Heatwave May Melt 4% Of GDP, Raise Medical Bills, Dent Productivity

The India Meteorological Department issued widespread heatwave alerts across multiple states, with economists warning that extreme heat could reduce productivity, raise medical costs, and significantly threaten economic growth. The article cites past losses in labour hours and GDP, and outlines potential policy responses to mitigate these impacts.

Why It Matters

Heatwaves are presented as a systemic economic risk affecting outdoor workers, agriculture, and public health. Addressing the costs will require multi-layered policy actions beyond treating heatwaves as a short-term weather event.

Timeline

4 Events

Health costs and measures for heat-related illness

April 24, 2026

Heat-related illnesses raise medical expenditure during peak summers. Severe heatstroke treatment can cost between Rs 1 lakh and Rs 2 lakh per patient, potentially wiping out a working family's savings. The article notes that 40% of urban and 60% of rural households resort to borrowing or selling assets to pay heatstroke bills, with weeks of lost income during recovery. It also cites that more than 90% of heatstroke cases could be prevented with early intervention, better heat action planning, and health system readiness. Simple preventive measures include staying hydrated, avoiding peak heat hours, and early symptom recognition.

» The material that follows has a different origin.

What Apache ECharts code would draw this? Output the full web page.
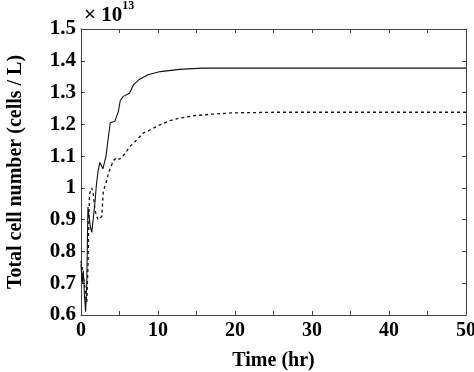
<!DOCTYPE html>
<html><head><meta charset="utf-8">
<script src="https://cdn.jsdelivr.net/npm/echarts@6/dist/echarts.min.js"></script>
<style>html,body{margin:0;padding:0;background:#fff}#c{width:474px;height:372px}</style>
</head><body><div id="c"></div>
<script>
// values in units of 1e13 cells / L
var solidT = [0,0.15,0.3,0.45,0.6,0.75,0.9,1.05,1.2,1.4,1.6,1.8,2.0,2.2,2.45,2.85,3.25,3.5,3.8,4.4,4.85,5.1,5.5,6.3,6.8,7.5,8.7,10.3,12.8,15.7,20,30,40,50];
var solidV = [0.76,0.70,0.74,0.66,0.61,0.70,0.94,0.94,0.88,0.86,0.86,0.95,1.01,1.05,1.08,1.06,1.10,1.15,1.205,1.21,1.24,1.275,1.288,1.298,1.324,1.34,1.356,1.366,1.373,1.377,1.377,1.377,1.377,1.377];
var dashT = [0,0.2,0.45,0.6,0.75,0.9,1.1,1.4,1.6,1.8,2.2,2.7,2.9,3.3,3.6,4.2,4.6,5.0,5.6,6.4,7.0,8.1,9.0,10.3,11.6,12.9,14.6,17,19.7,25,30,40,50];
var dashV = [0.77,0.74,0.70,0.66,0.64,0.75,0.98,1.0,0.98,0.93,0.90,0.91,0.99,1.02,1.05,1.085,1.095,1.09,1.105,1.131,1.145,1.173,1.183,1.199,1.212,1.22,1.227,1.232,1.236,1.238,1.238,1.238,1.238];
var xTicks = [0,10,20,30,40,50];
var yTicks = [0.6,0.7,0.8,0.9,1,1.1,1.2,1.3,1.4,1.5];

function pairs(t, v){ return t.map(function(x,i){return [x, v[i]];}); }
var font = '"Liberation Serif", "Times New Roman", serif';
var chart = echarts.init(document.getElementById('c'), null, {renderer:'canvas'});
var axisCol = '#444';
chart.setOption({
  animation:false,
  backgroundColor:'#fff',
  grid:{left:81,right:8,top:29,bottom:57,containLabel:false,outerBoundsMode:'none'},
  title:{
    text:'{a|× 10}{b|13}', left:79, top:-5,
    textStyle:{rich:{
      a:{fontFamily:font,fontWeight:'bold',fontSize:21,color:'#000',verticalAlign:'bottom',padding:[5,0,0,0]},
      b:{fontFamily:font,fontWeight:'bold',fontSize:12,color:'#000',verticalAlign:'top',padding:[0,0,7,0]}
    }}
  },
  xAxis:[{
    type:'value', min:0, max:50, interval:5,
    name:'Time (hr)', nameLocation:'middle', nameGap:36,
    nameTextStyle:{fontFamily:font,fontWeight:'bold',fontSize:20,color:'#000'},
    axisLine:{show:true,lineStyle:{color:axisCol,width:1}},
    axisTick:{show:true,inside:true,length:4,lineStyle:{color:axisCol}},
    axisLabel:{fontFamily:font,fontWeight:'bold',fontSize:20,color:'#000',margin:6,
      formatter:function(v){return xTicks.indexOf(v)>=0?String(v):'';}},
    splitLine:{show:false}
  },{
    type:'value', position:'top', min:0, max:50, interval:5,
    axisLine:{show:true,onZero:false,lineStyle:{color:axisCol,width:1}},
    axisTick:{show:true,inside:true,length:4,lineStyle:{color:axisCol}},
    axisLabel:{show:false}, splitLine:{show:false}
  }],
  yAxis:[{
    type:'value', min:0.6, max:1.5, interval:0.1,
    name:'Total cell number (cells / L)', nameLocation:'middle', nameGap:55, nameRotate:90,
    nameTextStyle:{fontFamily:font,fontWeight:'bold',fontSize:20,color:'#000'},
    axisLine:{show:true,lineStyle:{color:axisCol,width:1}},
    axisTick:{show:true,inside:true,length:4,lineStyle:{color:axisCol}},
    axisLabel:{fontFamily:font,fontWeight:'bold',fontSize:21,color:'#000',margin:5,
      formatter:function(v){var r=Math.round(v*10)/10; return yTicks.indexOf(r)>=0?String(r):'';}},
    splitLine:{show:false}
  },{
    type:'value', position:'right', min:0.6, max:1.5, interval:0.1,
    axisLine:{show:true,onZero:false,lineStyle:{color:axisCol,width:1}},
    axisTick:{show:true,inside:true,length:4,lineStyle:{color:axisCol}},
    axisLabel:{show:false}, splitLine:{show:false}
  }],
  series:[{
    type:'line', data:pairs(solidT, solidV), showSymbol:false, symbol:'none',
    lineStyle:{color:'#111',width:1.1,type:'solid'}
  },{
    type:'line', data:pairs(dashT, dashV), showSymbol:false, symbol:'none',
    lineStyle:{color:'#111',width:1.3,type:[3,3]}
  }]
});
</script></body></html>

IMD heatwave alerts and economic/health warnings across multiple states

April 24, 2026

On April 24, 2026, the India Meteorological Department issued widespread heatwave alerts across Haryana-Chandigarh-Delhi, Punjab, East Rajasthan, Bihar, Vidarbha (Maharashtra), Chhattisgarh and Jharkhand. Economists and health experts warned that extreme heat could squeeze economic growth, raise medical costs, and reduce productivity. Analyses cited in the article indicate heat has already accounted for about $159 billion in lost productivity (roughly 5.4% of India’s income) and over 160 billion work hours lost annually. Projections suggested heatwaves could cost 2.5-4.5% of GDP by the end of the decade, with some estimates up to 8.7% by mid-century absent policy action. Heat-exposed sectors include agriculture, construction and informal urban labour, with outdoor workers earning less due to peak-heat downtime.

Historic 2024 losses in labour hours and economic damage

2024

The article cites estimates that 247 billion labour hours were lost in 2024 in heat-exposed sectors, causing roughly $194 billion in economic damage. It notes that broader losses may have been even higher in 2024-25, according to IMD bulletins.

Earlier decade loss: 2021-22 labour hours and GDP impact

2021

Back in 2021-22, India lost an estimated 160-191 billion labour hours, equivalent to about 5.4-6.3% of GDP. Studies also indicate informal workers are up to 17 times more likely to suffer productivity losses due to heat exposure.